Friday, October 3, 2008
BNA Daily Labor Report provides some context:
The U.S. Supreme Court is scheduled to open its 2008-2009 term Oct. 6 with six labor and employment law cases awaiting oral argument.
The two First Amendment cases raise questions about whether public employee unions can require nonmembers to pay for extra-unit litigation costs as part of their agency fees and whether a state can prohibit local government employers from allowing payroll deductions for political activities. The justices also will consider whether Title VII of the 1964 Civil Rights Act protects an employee who is fired after she cooperated with her employer's internal investigation by reporting sexual harassment.
A pension benefits case raises the question whether an employer is liable for not giving full service credit to women who took pregnancy leaves before the Pregnancy Discrimination Act required that all temporary disability leaves be treated equally. An Employee Retirement Income Security Act case involves a divorce decree's effect on a beneficiary designation made by a now-deceased employee. The sixth case involves whether an employee covered by a bargaining contract that requires arbitration of employment discrimination claims may sue for such claims.

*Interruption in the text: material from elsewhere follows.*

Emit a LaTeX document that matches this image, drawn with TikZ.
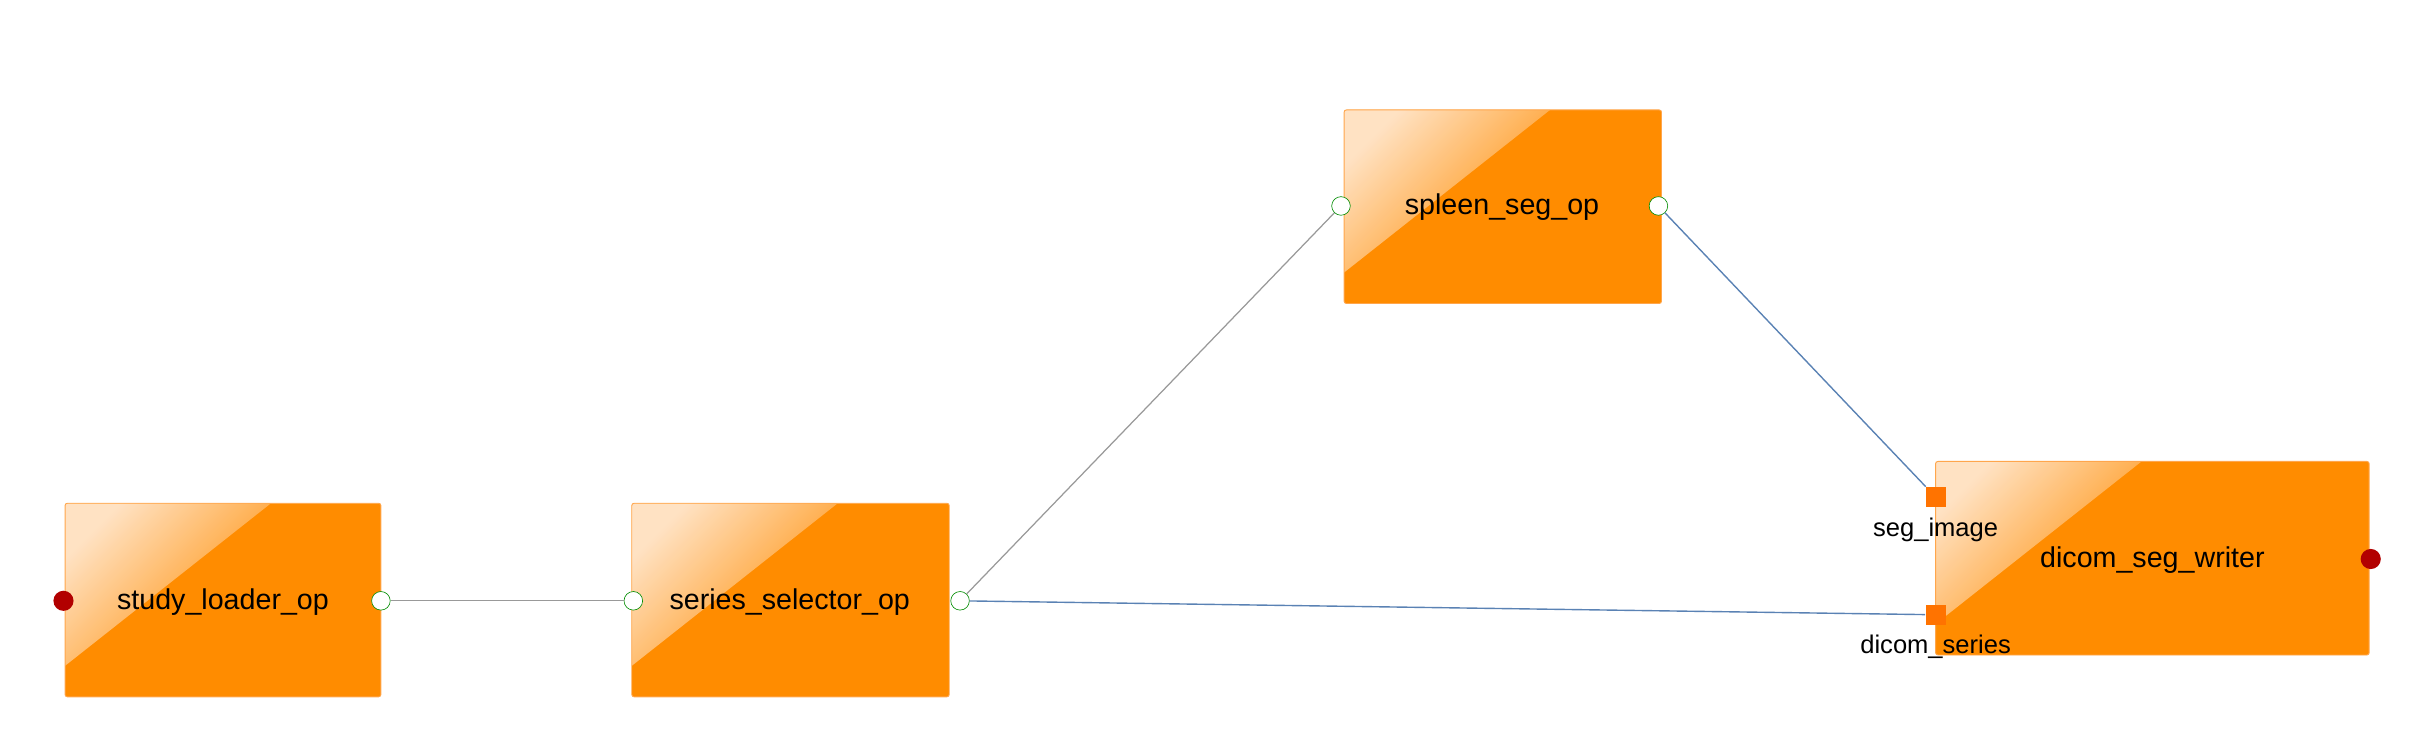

Additionally, there is an extremely important retaliation case under Title VII concerning the ability to gain protection under the law for internal complaints. The ACS Blog has some background on the Crawford case:
Crawford v. Metropolitan Gov’t of Nashville may fall under the radar of many who watch the Supreme Court’s upcoming term. It should not as it is one of the most important cases before the high court this fall. The case impacts employees and employers nationwide and addresses an important issue under the anti-retaliation provision of Title VII. Title VII’s anti-retaliation provision contains an opposition clause and a participation clause. It protects those workers who oppose unlawful employment discrimination practices and those workers who “in any way” participate in an employment discrimination proceeding, such as a formal EEOC investigation.
However, the federal courts of appeals have ruled in their lack of wisdom that employees who give testimony or participate in internal employer investigations receive no protection under Title’s anti-retaliation provision. The Sixth U.S. Circuit Court of Appeals in a cursory per curiam opinion reached such a result in the case of Vicky Crawford – a 30-year employee of the Metro School District who was terminated after she said during an employer interviewer that her supervisor sexually harassed her and other employees.
I agree with David Hudson at ACS that, "Employee-witnesses will be chilled from speaking the truth about inappropriate sexual conduct by supervisors and co-workers for fear of meeting the same fate of Vicky Crawford. The message such a perverse result sends is 'tell the truth about harassment and discrimination and face possible termination.'”
There is also some optimism because the Roberts Court has a surprisingly good record on employee retaliation claims in such cases as Burlington Northern, CBOCS, and Gomez-Perez.